Library Touts Convenience Of Digital Downloads, Then Makes Them Less Convenient
from the better-than-nothing dept
After a library on Long Island started loaning out audio books on iPod Shuffles a couple months ago, you would have expected some library to take the next step and offer just the digital files. Now the New York Public Library system is doing just that, letting members download audio books and listen to them on PCs, burn CDs, or transfer them to portable players. This is a great idea in accommodating the listening preferences of library patrons. Of course, any digital content story is not complete without looming copyright issues.

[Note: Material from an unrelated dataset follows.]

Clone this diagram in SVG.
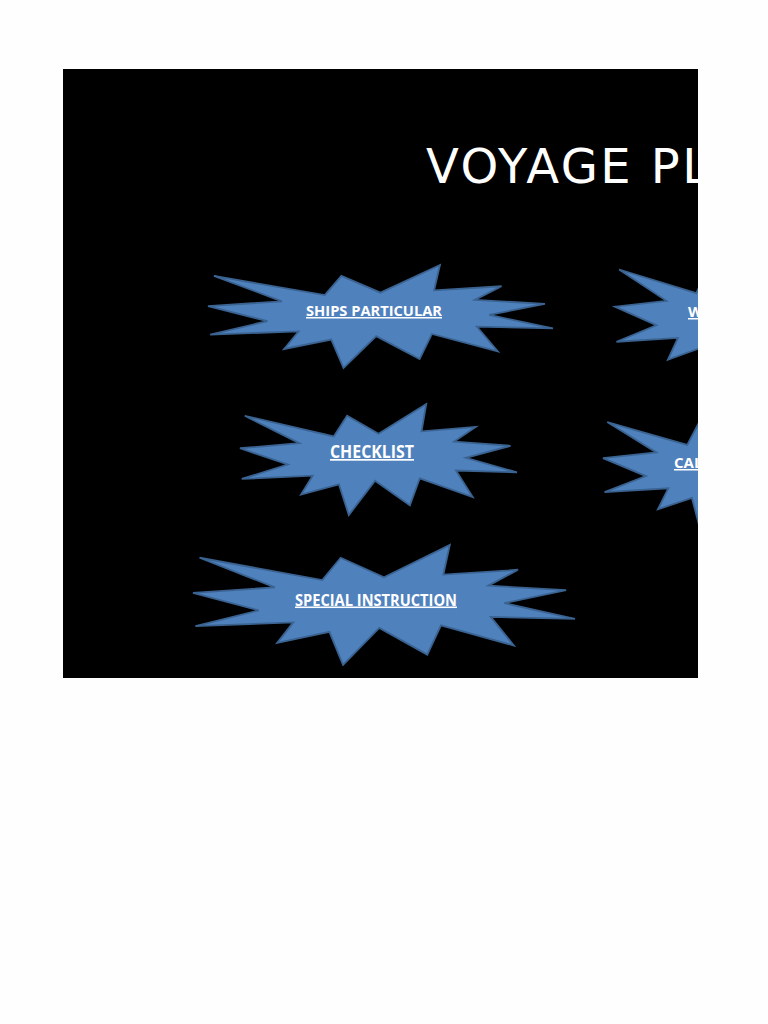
<svg xmlns="http://www.w3.org/2000/svg" xmlns:xlink="http://www.w3.org/1999/xlink" width="768" height="1024" viewBox="0 0 768 1024">
  <style>
    .seal { fill: #4F81BD; stroke: #3A6391; stroke-width: 1.8; stroke-linejoin: miter; }
    .lbl { font-family: "Open Sans", "Liberation Sans", sans-serif; font-weight: bold; fill: #FFFFFF; text-anchor: middle; text-decoration: underline; }
    .title { font-family: "DejaVu Sans", "Liberation Sans", sans-serif; fill: #FFFFFF; }
  </style>
  <defs>
    <clipPath id="panel">
      <rect x="63" y="69" width="635" height="609"/>
    </clipPath>
    <polygon id="seal" vector-effect="non-scaling-stroke" points="10800,5800 14522,0 14155,5325 18380,4457 16702,7315 21097,8137 17607,10475 21600,13290 16837,12942 18145,18095 14020,14457 13247,19737 10532,14935 8485,21600 7715,15627 4762,17617 5667,13937 135,14587 3722,11775 0,8615 4627,7617 370,2295 7312,6320 8352,2295"/>
  </defs>
  <rect x="0" y="0" width="768" height="1024" fill="#FEFEFE"/>
  <rect x="63" y="69" width="635" height="609" fill="#000000"/>
  <g clip-path="url(#panel)">
    <text class="title" x="426" y="183" font-size="48" textLength="283" lengthAdjust="spacing">VOYAGE PL</text>
    <g id="connectors"/>
    <g id="ships-particular">
      <use xlink:href="#seal" class="seal" transform="translate(208,265) scale(0.015972,0.0047685)"/>
      <text class="lbl" x="374" y="316" font-size="15" textLength="136" lengthAdjust="spacingAndGlyphs">SHIPS PARTICULAR</text>
    </g>
    <g id="checklist">
      <use xlink:href="#seal" class="seal" transform="translate(240,404) scale(0.012824,0.0051389)"/>
      <text class="lbl" x="372" y="458" font-size="17" textLength="84" lengthAdjust="spacingAndGlyphs">CHECKLIST</text>
    </g>
    <g id="special-instruction">
      <use xlink:href="#seal" class="seal" transform="translate(193,545) scale(0.017685,0.0055556)"/>
      <text class="lbl" x="376" y="605.5" font-size="15.5" textLength="162" lengthAdjust="spacingAndGlyphs">SPECIAL INSTRUCTION</text>
    </g>
    <g id="w-node">
      <use xlink:href="#seal" class="seal" transform="translate(615,256) scale(0.011111,0.0058796)"/>
      <text class="lbl" x="688" y="317" font-size="15" style="text-anchor:start">W</text>
    </g>
    <g id="cal-node">
      <use xlink:href="#seal" class="seal" transform="translate(603,409) scale(0.011528,0.0056944)"/>
      <text class="lbl" x="674" y="468" font-size="15" style="text-anchor:start">CAL</text>
    </g>
  </g>
</svg>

Buried at the end of the story is this line: "Users can borrow up to 10 digital books at a time, and after 21 days the materials will be automatically checked in and made available to others." We're assuming this means the library is letting only a certain number of people (one, two, ten?) "check out" a digital book at any given time and giving others access when it's "checked in" (whatever that means). This makes no sense from the perspective of the library or its members because it hobbles half the advantage of digital downloads: No single person's use of the book affects anyone else's, so hundreds of members (or more) can "check it out" and enjoy it at the same time. Perhaps the library is imposing artificial limits on digital copies to appease publishers, but even in that context it makes little sense. While this may address the publishers' inevitable "fair use" complaints, they still won't be happy about the ability to make additional copies of their audio books from the loaners. It seems the library is potentially irking both sides as much as catering to them.